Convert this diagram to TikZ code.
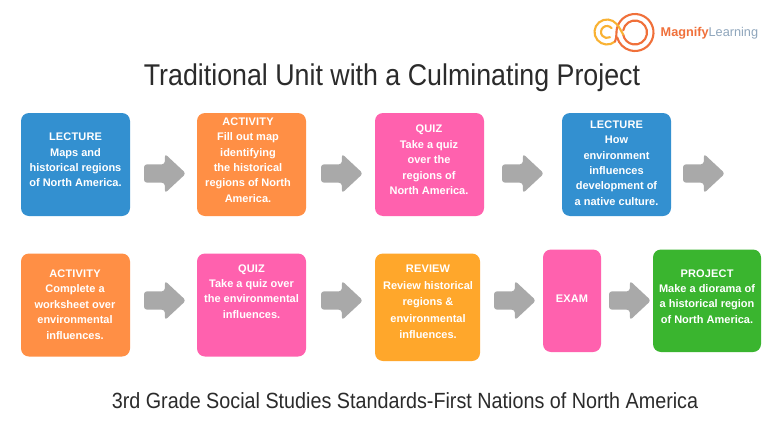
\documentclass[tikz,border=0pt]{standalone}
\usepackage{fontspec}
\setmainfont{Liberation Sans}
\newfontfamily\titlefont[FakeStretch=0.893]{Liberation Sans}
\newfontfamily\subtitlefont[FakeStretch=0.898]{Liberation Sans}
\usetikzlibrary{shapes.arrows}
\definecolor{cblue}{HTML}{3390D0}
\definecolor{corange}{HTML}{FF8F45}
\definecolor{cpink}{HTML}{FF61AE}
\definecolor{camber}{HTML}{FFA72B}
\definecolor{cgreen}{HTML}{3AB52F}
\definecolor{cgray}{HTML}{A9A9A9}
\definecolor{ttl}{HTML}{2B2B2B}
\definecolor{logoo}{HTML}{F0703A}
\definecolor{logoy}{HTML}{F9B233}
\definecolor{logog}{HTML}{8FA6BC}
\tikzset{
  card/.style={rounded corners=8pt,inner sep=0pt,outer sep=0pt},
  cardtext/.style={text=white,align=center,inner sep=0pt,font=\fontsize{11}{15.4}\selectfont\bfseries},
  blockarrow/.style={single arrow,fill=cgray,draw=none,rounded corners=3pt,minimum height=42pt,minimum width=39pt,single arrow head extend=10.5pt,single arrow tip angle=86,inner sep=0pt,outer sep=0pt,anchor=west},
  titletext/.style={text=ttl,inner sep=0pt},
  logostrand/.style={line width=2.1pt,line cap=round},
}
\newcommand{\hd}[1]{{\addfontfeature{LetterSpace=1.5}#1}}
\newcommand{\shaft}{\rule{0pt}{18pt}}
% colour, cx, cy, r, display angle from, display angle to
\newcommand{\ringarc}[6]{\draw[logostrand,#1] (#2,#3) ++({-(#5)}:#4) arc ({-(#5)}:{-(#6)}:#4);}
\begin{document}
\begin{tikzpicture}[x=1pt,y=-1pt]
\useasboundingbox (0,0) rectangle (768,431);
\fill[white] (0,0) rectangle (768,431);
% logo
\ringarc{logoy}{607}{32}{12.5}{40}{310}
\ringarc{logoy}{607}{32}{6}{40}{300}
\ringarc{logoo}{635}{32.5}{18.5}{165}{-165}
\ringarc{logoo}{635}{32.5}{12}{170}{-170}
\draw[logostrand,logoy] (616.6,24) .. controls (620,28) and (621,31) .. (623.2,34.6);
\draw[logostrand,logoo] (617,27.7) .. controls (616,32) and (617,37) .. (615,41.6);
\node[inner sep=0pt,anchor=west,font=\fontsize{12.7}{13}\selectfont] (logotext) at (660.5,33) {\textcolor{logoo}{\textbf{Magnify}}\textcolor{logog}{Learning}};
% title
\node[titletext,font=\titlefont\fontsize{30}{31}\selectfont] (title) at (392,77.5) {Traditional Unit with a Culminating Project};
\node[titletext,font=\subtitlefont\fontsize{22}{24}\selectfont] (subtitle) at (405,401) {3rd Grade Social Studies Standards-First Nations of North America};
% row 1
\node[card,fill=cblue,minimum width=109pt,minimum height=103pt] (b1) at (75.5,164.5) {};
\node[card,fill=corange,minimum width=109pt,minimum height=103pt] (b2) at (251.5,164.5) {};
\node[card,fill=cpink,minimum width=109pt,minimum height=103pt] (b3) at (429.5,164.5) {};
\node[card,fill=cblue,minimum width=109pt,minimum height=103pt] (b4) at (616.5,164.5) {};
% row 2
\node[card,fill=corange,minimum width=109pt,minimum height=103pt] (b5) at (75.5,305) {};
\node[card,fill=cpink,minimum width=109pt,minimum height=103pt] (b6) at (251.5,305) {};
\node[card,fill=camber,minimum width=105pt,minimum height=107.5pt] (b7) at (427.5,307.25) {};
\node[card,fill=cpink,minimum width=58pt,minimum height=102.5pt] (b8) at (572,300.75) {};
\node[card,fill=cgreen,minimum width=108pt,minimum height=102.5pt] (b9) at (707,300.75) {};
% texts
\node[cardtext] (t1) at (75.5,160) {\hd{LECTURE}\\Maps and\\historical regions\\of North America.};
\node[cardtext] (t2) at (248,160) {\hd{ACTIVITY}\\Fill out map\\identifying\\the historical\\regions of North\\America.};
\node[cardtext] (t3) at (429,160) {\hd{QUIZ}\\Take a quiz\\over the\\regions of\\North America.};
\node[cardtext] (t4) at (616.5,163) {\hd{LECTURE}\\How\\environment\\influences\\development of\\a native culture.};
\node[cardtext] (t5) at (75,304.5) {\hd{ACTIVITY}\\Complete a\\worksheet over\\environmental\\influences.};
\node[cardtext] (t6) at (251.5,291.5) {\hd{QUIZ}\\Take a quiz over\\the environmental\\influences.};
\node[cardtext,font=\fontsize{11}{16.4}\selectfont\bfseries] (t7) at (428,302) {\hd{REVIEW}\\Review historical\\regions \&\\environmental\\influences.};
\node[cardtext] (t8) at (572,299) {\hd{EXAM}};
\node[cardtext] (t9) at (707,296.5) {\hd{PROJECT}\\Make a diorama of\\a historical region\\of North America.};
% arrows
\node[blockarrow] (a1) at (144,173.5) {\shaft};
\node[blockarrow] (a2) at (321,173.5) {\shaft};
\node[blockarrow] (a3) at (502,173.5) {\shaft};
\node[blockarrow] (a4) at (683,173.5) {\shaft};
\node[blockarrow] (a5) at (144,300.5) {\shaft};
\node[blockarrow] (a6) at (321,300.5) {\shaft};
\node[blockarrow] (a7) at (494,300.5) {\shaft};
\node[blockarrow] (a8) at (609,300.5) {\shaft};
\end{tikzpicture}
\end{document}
* * * * * * *
**Stated goal**
Set down the complete material exactly, but do not include the images.

**Solution below**
Convert this diagram to TikZ code.
\documentclass[tikz,border=0pt]{standalone}
\usepackage{fontspec}
\setmainfont{Liberation Sans}
\newfontfamily\titlefont[FakeStretch=0.893]{Liberation Sans}
\newfontfamily\subtitlefont[FakeStretch=0.898]{Liberation Sans}
\usetikzlibrary{shapes.arrows}
\definecolor{cblue}{HTML}{3390D0}
\definecolor{corange}{HTML}{FF8F45}
\definecolor{cpink}{HTML}{FF61AE}
\definecolor{camber}{HTML}{FFA72B}
\definecolor{cgreen}{HTML}{3AB52F}
\definecolor{cgray}{HTML}{A9A9A9}
\definecolor{ttl}{HTML}{2B2B2B}
\definecolor{logoo}{HTML}{F0703A}
\definecolor{logoy}{HTML}{F9B233}
\definecolor{logog}{HTML}{8FA6BC}
\tikzset{
  card/.style={rounded corners=8pt,inner sep=0pt,outer sep=0pt},
  cardtext/.style={text=white,align=center,inner sep=0pt,font=\fontsize{11}{15.4}\selectfont\bfseries},
  blockarrow/.style={single arrow,fill=cgray,draw=none,rounded corners=3pt,minimum height=42pt,minimum width=39pt,single arrow head extend=10.5pt,single arrow tip angle=86,inner sep=0pt,outer sep=0pt,anchor=west},
  titletext/.style={text=ttl,inner sep=0pt},
  logostrand/.style={line width=2.1pt,line cap=round},
}
\newcommand{\hd}[1]{{\addfontfeature{LetterSpace=1.5}#1}}
\newcommand{\shaft}{\rule{0pt}{18pt}}
% colour, cx, cy, r, display angle from, display angle to
\newcommand{\ringarc}[6]{\draw[logostrand,#1] (#2,#3) ++({-(#5)}:#4) arc ({-(#5)}:{-(#6)}:#4);}
\begin{document}
\begin{tikzpicture}[x=1pt,y=-1pt]
\useasboundingbox (0,0) rectangle (768,431);
\fill[white] (0,0) rectangle (768,431);
% logo
\ringarc{logoy}{607}{32}{12.5}{40}{310}
\ringarc{logoy}{607}{32}{6}{40}{300}
\ringarc{logoo}{635}{32.5}{18.5}{165}{-165}
\ringarc{logoo}{635}{32.5}{12}{170}{-170}
\draw[logostrand,logoy] (616.6,24) .. controls (620,28) and (621,31) .. (623.2,34.6);
\draw[logostrand,logoo] (617,27.7) .. controls (616,32) and (617,37) .. (615,41.6);
\node[inner sep=0pt,anchor=west,font=\fontsize{12.7}{13}\selectfont] (logotext) at (660.5,33) {\textcolor{logoo}{\textbf{Magnify}}\textcolor{logog}{Learning}};
% title
\node[titletext,font=\titlefont\fontsize{30}{31}\selectfont] (title) at (392,77.5) {Traditional Unit with a Culminating Project};
\node[titletext,font=\subtitlefont\fontsize{22}{24}\selectfont] (subtitle) at (405,401) {3rd Grade Social Studies Standards-First Nations of North America};
% row 1
\node[card,fill=cblue,minimum width=109pt,minimum height=103pt] (b1) at (75.5,164.5) {};
\node[card,fill=corange,minimum width=109pt,minimum height=103pt] (b2) at (251.5,164.5) {};
\node[card,fill=cpink,minimum width=109pt,minimum height=103pt] (b3) at (429.5,164.5) {};
\node[card,fill=cblue,minimum width=109pt,minimum height=103pt] (b4) at (616.5,164.5) {};
% row 2
\node[card,fill=corange,minimum width=109pt,minimum height=103pt] (b5) at (75.5,305) {};
\node[card,fill=cpink,minimum width=109pt,minimum height=103pt] (b6) at (251.5,305) {};
\node[card,fill=camber,minimum width=105pt,minimum height=107.5pt] (b7) at (427.5,307.25) {};
\node[card,fill=cpink,minimum width=58pt,minimum height=102.5pt] (b8) at (572,300.75) {};
\node[card,fill=cgreen,minimum width=108pt,minimum height=102.5pt] (b9) at (707,300.75) {};
% texts
\node[cardtext] (t1) at (75.5,160) {\hd{LECTURE}\\Maps and\\historical regions\\of North America.};
\node[cardtext] (t2) at (248,160) {\hd{ACTIVITY}\\Fill out map\\identifying\\the historical\\regions of North\\America.};
\node[cardtext] (t3) at (429,160) {\hd{QUIZ}\\Take a quiz\\over the\\regions of\\North America.};
\node[cardtext] (t4) at (616.5,163) {\hd{LECTURE}\\How\\environment\\influences\\development of\\a native culture.};
\node[cardtext] (t5) at (75,304.5) {\hd{ACTIVITY}\\Complete a\\worksheet over\\environmental\\influences.};
\node[cardtext] (t6) at (251.5,291.5) {\hd{QUIZ}\\Take a quiz over\\the environmental\\influences.};
\node[cardtext,font=\fontsize{11}{16.4}\selectfont\bfseries] (t7) at (428,302) {\hd{REVIEW}\\Review historical\\regions \&\\environmental\\influences.};
\node[cardtext] (t8) at (572,299) {\hd{EXAM}};
\node[cardtext] (t9) at (707,296.5) {\hd{PROJECT}\\Make a diorama of\\a historical region\\of North America.};
% arrows
\node[blockarrow] (a1) at (144,173.5) {\shaft};
\node[blockarrow] (a2) at (321,173.5) {\shaft};
\node[blockarrow] (a3) at (502,173.5) {\shaft};
\node[blockarrow] (a4) at (683,173.5) {\shaft};
\node[blockarrow] (a5) at (144,300.5) {\shaft};
\node[blockarrow] (a6) at (321,300.5) {\shaft};
\node[blockarrow] (a7) at (494,300.5) {\shaft};
\node[blockarrow] (a8) at (609,300.5) {\shaft};
\end{tikzpicture}
\end{document}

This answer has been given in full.